Workers used two towering cranes in wet, windy weather as they sought to reopen the southbound lanes of Interstate 5, a major West Coast highway stretching from the Canadian border to Mexico. They expected to remove five of the cars and the locomotive by Tuesday afternoon and take them to a nearby US military base for further examination by federal investigators, officials said.

The locomotive alone weighs more than 120 metric tonnes and will require an extra-large truck to move, Dan Hall, the regional commander for the Washington State Patrol, said at a news conference.

"It's going to take quite a feat to get that out of there,"Hall told reporters. "We're still working on the logistics on how exactly we're going to do that."

The southbound stretch of highway will remain closed for several days, the Washington State Department of Transportation said.

The train was traveling on a new, slightly quicker route between Seattle and Portland, Oregon, with 86 people aboard, 80 of them passengers, Amtrak said.

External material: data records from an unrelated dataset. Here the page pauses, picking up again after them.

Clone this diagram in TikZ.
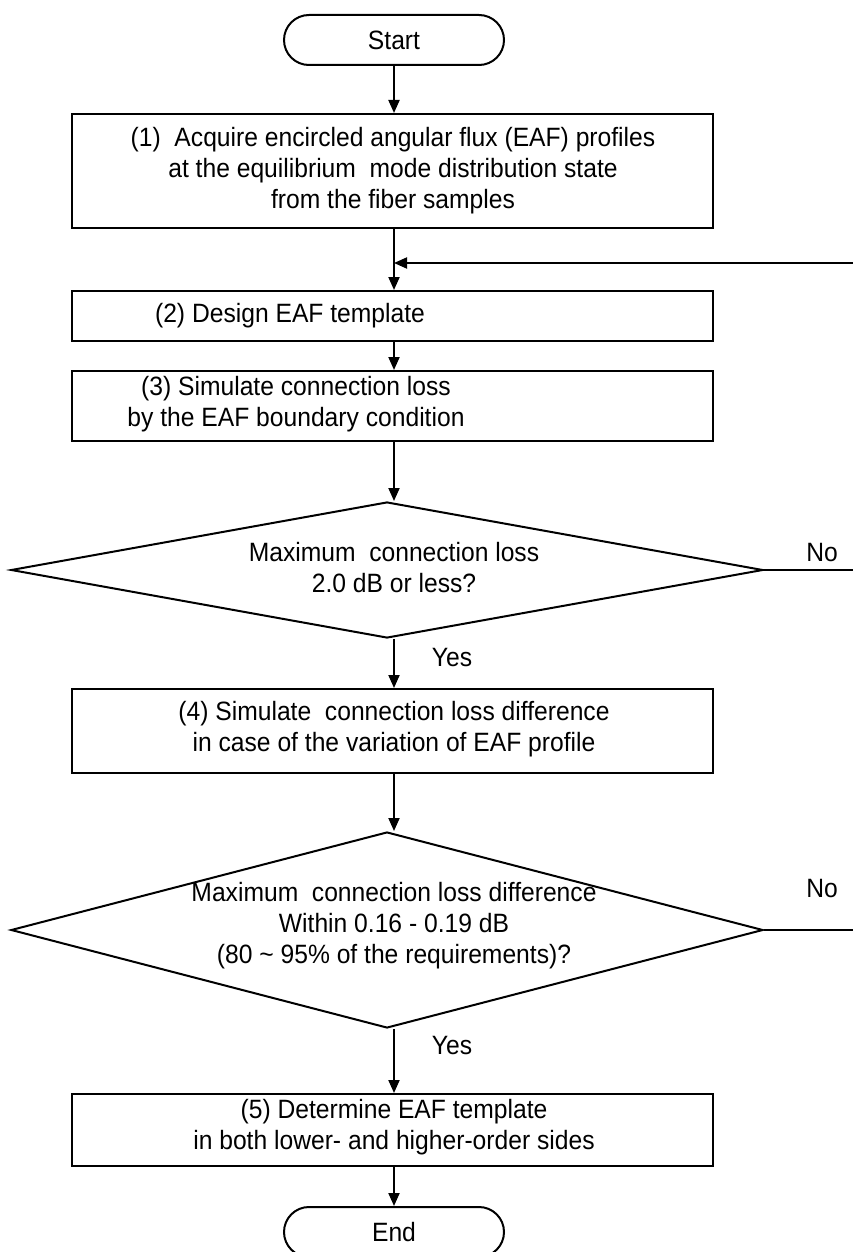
\documentclass[tikz,border=0pt]{standalone}
\usepackage{fontspec}
\setmainfont{Liberation Sans}[FakeStretch=0.93]
\usetikzlibrary{arrows.meta,shapes.geometric}
\begin{document}
\begin{tikzpicture}[x=1pt,y=-1pt,
  every node/.style={inner sep=0pt},
  txt/.style={align=center,font=\fontsize{26.5}{31}\selectfont},
  box/.style={draw,line width=2pt,minimum width=641pt},
  term/.style={draw,line width=2pt,minimum width=220pt,minimum height=50pt,rounded corners=25pt},
  dec/.style={draw,diamond,line width=2pt},
  arr/.style={line width=2pt,-{Triangle[length=13pt,width=11pt]}},
  ln/.style={line width=2pt}]
\useasboundingbox (0,0) rectangle (853,1252);
% nodes
\node[term,txt] (start) at (394,40) {Start};
\node[box,minimum height=114pt] (b1) at (392,171) {};
\node[txt] (t1) at (393,171) {(1)\ \ Acquire encircled angular flux (EAF) profiles\\at the equilibrium\ \ mode distribution state\\from the fiber samples};
\node[box,minimum height=50pt] (b2) at (392,316) {};
\node[txt] (t2) at (290,316) {(2) Design EAF template};
\node[box,minimum height=70pt] (b3) at (392,406) {};
\node[txt] (t3) at (296,404) {(3) Simulate connection loss\\by the EAF boundary condition};
\node[dec,minimum width=752pt,minimum height=136pt] (d1) at (387,570) {};
\node[txt] (td1) at (394,568) {Maximum\ \ connection loss\\2.0 dB or less?};
\node[box,minimum height=84pt] (b4) at (392,731) {};
\node[txt] (t4) at (394,729) {(4) Simulate\ \ connection loss difference\\in case of the variation of EAF profile};
\node[dec,minimum width=752pt,minimum height=196pt] (d2) at (387,930) {};
\node[txt] (td2) at (394,926) {Maximum\ \ connection loss difference\\Within 0.16 - 0.19 dB\\(80 \textasciitilde\ 95\% of the requirements)?};
\node[box,minimum height=72pt] (b5) at (392,1130) {};
\node[txt] (t5) at (394,1127) {(5) Determine EAF template\\in both lower- and higher-order sides};
\node[term,txt] (end) at (394,1232) {End};
\node[txt] (yes1) at (452,658) {Yes};
\node[txt] (yes2) at (452,1046) {Yes};
\node[txt] (no1) at (822,553) {No};
\node[txt] (no2) at (822,889) {No};
% coordinates
\coordinate (fbR) at (853,263);
\coordinate (fbJ) at (394,263);
\coordinate (no1R) at (853,570);
\coordinate (no2R) at (853,930);
% connectors
\draw[arr] (start.south -| 394,0) -- (b1.north -| 394,0);
\draw[ln] (b1.south -| 394,0) -- (fbJ);
\draw[arr] (fbJ) -- (b2.north -| 394,0);
\draw[arr] (fbR) -- (fbJ);
\draw[arr] (b2.south -| 394,0) -- (b3.north -| 394,0);
\draw[arr] (b3.south -| 394,0) -- (d1.north -| 394,0);
\draw[arr] (d1.south -| 394,0) -- (b4.north -| 394,0);
\draw[ln] (d1.east) -- (no1R);
\draw[arr] (b4.south -| 394,0) -- (d2.north -| 394,0);
\draw[ln] (d2.east) -- (no2R);
\draw[arr] (d2.south -| 394,0) -- (b5.north -| 394,0);
\draw[arr] (b5.south -| 394,0) -- (end.north -| 394,0);
\end{tikzpicture}
\end{document}
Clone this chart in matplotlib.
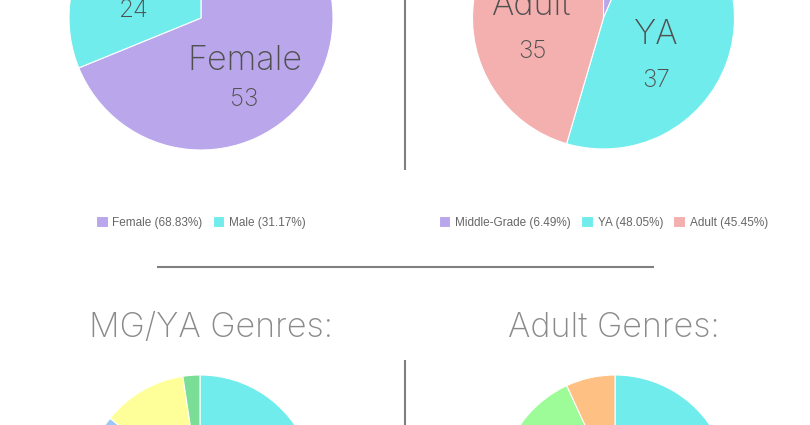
import matplotlib
matplotlib.use("Agg")
import matplotlib.pyplot as plt
from matplotlib import font_manager

W, H = 810, 425

# top row: who wrote it / what age group
gender_labels = ["Female", "Male"]
gender_counts = [53, 24]
age_labels = ["Middle-Grade", "YA", "Adult"]
age_counts = [5, 37, 35]

# bottom row, only the top of each pie is in frame
mgya_labels = ["Fantasy", "Contemporary", "Sci-Fi", "Mystery", "Romance", "Historical"]
mgya_counts = [16, 9, 6, 5, 5, 1]
adult_labels = ["Fantasy", "Literary", "Thriller", "Romance", "Sci-Fi", "Historical"]
adult_counts = [10, 6, 4, 3, 4, 2]

PURPLE = "#b9a6eb"
CYAN = "#70ecec"
PINK = "#f4afaf"
YELLOW = "#ffff99"
GREEN = "#7bde96"
BLUE = "#9cc9f3"
ORANGE = "#ffc083"
LIME = "#9dfb98"
LINE = "#7f7f7f"


def _weight(f):
    w = f.weight
    if isinstance(w, str):
        w = font_manager.weight_dict.get(w, 400)
    return int(w)


def thin_font():
    # lightest usable face: the original uses a hairline web font
    fonts = [f for f in font_manager.fontManager.ttflist if f.style == "normal"]
    for target in (200, 100, 300):
        for name in ["Inter", "Roboto", "Lato", "Open Sans", "Noto Sans", "DejaVu Sans"]:
            for f in fonts:
                if f.name == name and _weight(f) == target:
                    return f.fname
    return None


THIN_FILE = thin_font()


def thin(size):
    if THIN_FILE:
        return font_manager.FontProperties(fname=THIN_FILE, size=size)
    return font_manager.FontProperties(family="DejaVu Sans", weight="light", size=size)


def py(y):
    return H - y


fig = plt.figure(figsize=(W / 100, H / 100), dpi=100)
ax = fig.add_axes([0, 0, 1, 1])

edge = dict(edgecolor="white", linewidth=0.8)
g_wedges, _ = ax.pie(gender_counts, colors=[PURPLE, CYAN], startangle=90, counterclock=False,
                     center=(201, py(18)), radius=132, wedgeprops=edge)
a_wedges, _ = ax.pie(age_counts, colors=[PURPLE, CYAN, PINK], startangle=90, counterclock=False,
                     center=(603.5, py(18)), radius=131, wedgeprops=edge)
ax.pie(mgya_counts, colors=[CYAN, PINK, PURPLE, BLUE, YELLOW, GREEN], startangle=90,
       counterclock=False, center=(200, py(490)), radius=115, wedgeprops=edge)
ax.pie(adult_counts, colors=[CYAN, PINK, PURPLE, YELLOW, LIME, ORANGE], startangle=90,
       counterclock=False, center=(615, py(490)), radius=115, wedgeprops=edge)

# slice labels: name on top, count under it
TXT = "#505050"
slice_text = [
    ("Female", 53, 244.5, 70, 106),
    ("Male", 24, 133.5, -23, 16.7),
    ("YA", 37, 656.5, 44.3, 86.7),
    ("Adult", 35, 532, 15, 58.3),
]
for name, val, x, y_name, y_val in slice_text:
    ax.text(x, py(y_name), name, ha="center", va="baseline", color=TXT, fontproperties=thin(24.5))
    ax.text(x, py(y_val), str(val), ha="center", va="baseline", color=TXT, fontproperties=thin(17.5))


# legends
def pct_labels(labels, counts):
    total = sum(counts)
    return [f"{l} ({c / total * 100:.2f}%)" for l, c in zip(labels, counts)]


leg_kw = dict(loc="center", ncol=3, frameon=False, handlelength=0.98, handleheight=0.98,
              handletextpad=0.42, columnspacing=0.85, labelcolor="#666666",
              prop=font_manager.FontProperties(family="Liberation Sans", size=8.5),
              bbox_transform=ax.transData)
leg1 = ax.legend(g_wedges, pct_labels(gender_labels, gender_counts),
                 bbox_to_anchor=(201, py(222.5)), **leg_kw)
ax.add_artist(leg1)
ax.legend(a_wedges, pct_labels(age_labels, age_counts),
          bbox_to_anchor=(603.5, py(222.5)), **leg_kw)

# separators
ax.plot([405, 405], [py(0), py(170)], color=LINE, lw=1.5, solid_capstyle="butt")
ax.plot([157, 654], [py(267), py(267)], color=LINE, lw=1.5, solid_capstyle="butt")
ax.plot([405, 405], [py(360), py(425)], color=LINE, lw=1.5, solid_capstyle="butt")

# section titles
ax.text(211, py(336.7), "MG/YA Genres:", ha="center", va="baseline", color="#8a8a8a",
        fontproperties=thin(24.5))
ax.text(614, py(336.7), "Adult Genres:", ha="center", va="baseline", color="#8a8a8a",
        fontproperties=thin(24.5))

ax.set_xlim(0, W)
ax.set_ylim(0, H)
ax.set_aspect("equal")
ax.axis("off")

fig.savefig("out.png", dpi=100)
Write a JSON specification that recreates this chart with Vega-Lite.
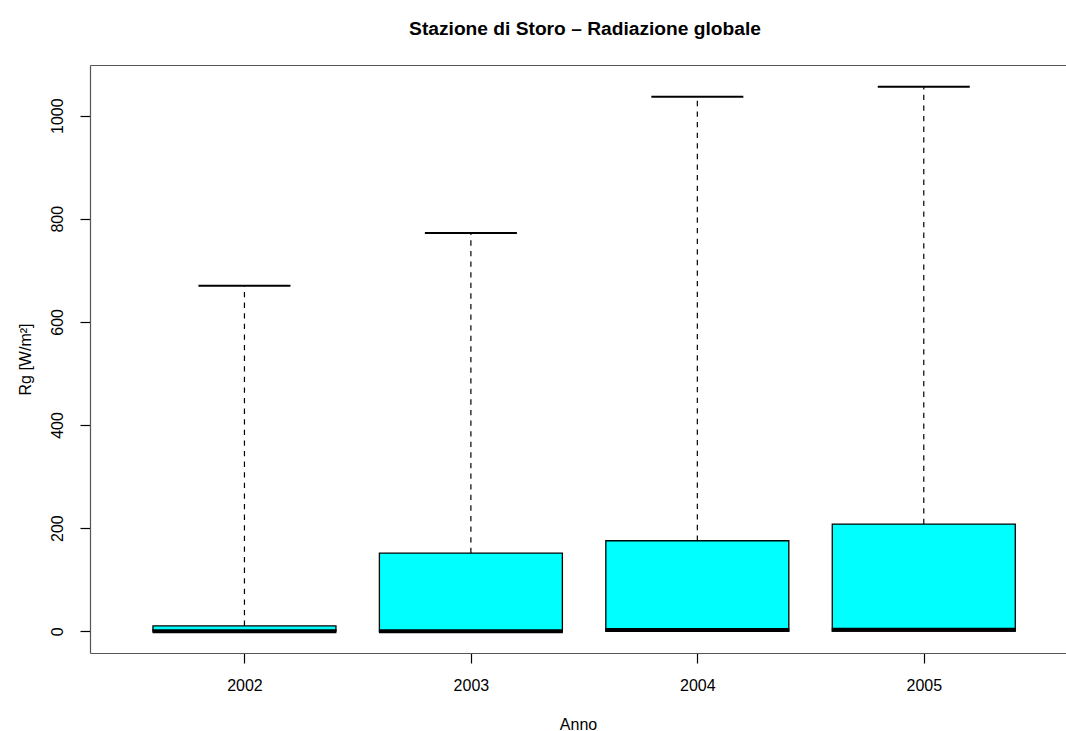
{
  "$schema": "https://vega.github.io/schema/vega-lite/v6.json",
  "width": 976,
  "height": 588,
  "autosize": {"type": "none"},
  "padding": {"left": 90, "top": 65, "right": 0, "bottom": 78},
  "background": "white",
  "config": {
    "view": {"stroke": null},
    "font": "Liberation Sans",
    "axis": {"grid": false, "domainColor": "#000000", "tickColor": "#000000", "labelColor": "#000000", "titleColor": "#000000", "labelFont": "Liberation Sans", "titleFont": "Liberation Sans", "labelFontSize": 16, "titleFontSize": 16, "titleFontWeight": "normal", "tickSize": 10, "domainWidth": 1.2, "tickWidth": 1.2}
  },
  "title": {"text": "Stazione di Storo – Radiazione globale", "fontSize": 19.2, "fontWeight": "bold", "font": "Liberation Sans", "color": "#000000", "offset": 25.5, "dx": 7},
  "data": {"values": [
    {"anno": 1, "min": 0, "q1": 0, "median": 0, "q3": 10.3, "max": 670},
    {"anno": 2, "min": 0, "q1": 0, "median": 0, "q3": 151.6, "max": 772.6},
    {"anno": 3, "min": 0, "q1": 0, "median": 2.5, "q3": 175.5, "max": 1036.8},
    {"anno": 4, "min": 0, "q1": 0, "median": 3, "q3": 207.8, "max": 1056}
  ]},
  "resolve": {"axis": {"x": "independent"}},
  "layer": [
    {
      "mark": {"type": "rule", "strokeDash": [5.3, 5.3], "color": "#000000", "strokeWidth": 1.2},
      "encoding": {
        "x": {"field": "anno", "type": "quantitative", "scale": {"domain": [0.34, 4.606], "nice": false, "zero": false},
          "axis": {"values": [1, 2, 3, 4], "labelExpr": "datum.value + 2001", "title": "Anno", "labelPadding": 14, "titlePadding": 23, "domainColor": "#555555"}},
        "y": {"field": "q3", "type": "quantitative", "scale": {"domain": [-42.24, 1098.24], "nice": false, "zero": false},
          "axis": {"values": [0, 200, 400, 600, 800, 1000], "format": "d", "labelAngle": -90, "labelAlign": "center", "labelBaseline": "bottom", "labelPadding": 15, "title": "Rg [W/m²]", "titlePadding": 16, "domainColor": "#555555"}},
        "y2": {"field": "max"}
      }
    },
    {
      "mark": {"type": "bar", "width": 183, "fill": "#00FFFF", "stroke": "#000000", "strokeWidth": 1.3},
      "encoding": {
        "x": {"field": "anno", "type": "quantitative", "axis": {"orient": "top", "labels": false, "ticks": false, "title": null, "domainColor": "#555555"}},
        "y": {"field": "q1", "type": "quantitative"},
        "y2": {"field": "q3"}
      }
    },
    {
      "mark": {"type": "tick", "orient": "horizontal", "size": 92, "thickness": 2, "color": "#000000", "opacity": 1},
      "encoding": {
        "x": {"field": "anno", "type": "quantitative", "axis": null},
        "y": {"field": "max", "type": "quantitative"}
      }
    },
    {
      "mark": {"type": "tick", "orient": "horizontal", "size": 184, "thickness": 4, "color": "#000000", "opacity": 1},
      "encoding": {
        "x": {"field": "anno", "type": "quantitative", "axis": null},
        "y": {"field": "median", "type": "quantitative"}
      }
    }
  ]
}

At least a few of those aboard the train were rail aficionados excited for the first trip along the new route. Among them were Zack Willhoite, who was killed in the crash, according to Chris Karnes, chairman of the Pierce Transit advisory board, where Willhoite was an employee.

The train was speeding at 129kmh on a curved stretch of track where the speed limit was 48 kmh, according to the National Transportation Safety Board (NTSB). The board was investigating whether other factors besides speed were involved.

The derailment placed Amtrak, the country's main passenger rail company, under renewed scrutiny following a series of fatal incidents.

The stretch of track where the derailment happened had previously been used by slow-moving freight trains but was recently upgraded to handle passenger trains as part of a US$181 million (S$245 million) project to cut travel time between Tacoma and Olympia.

Washington state's transportation department said the track underwent "weeks of inspection and testing" before the new route was inaugurated on Monday.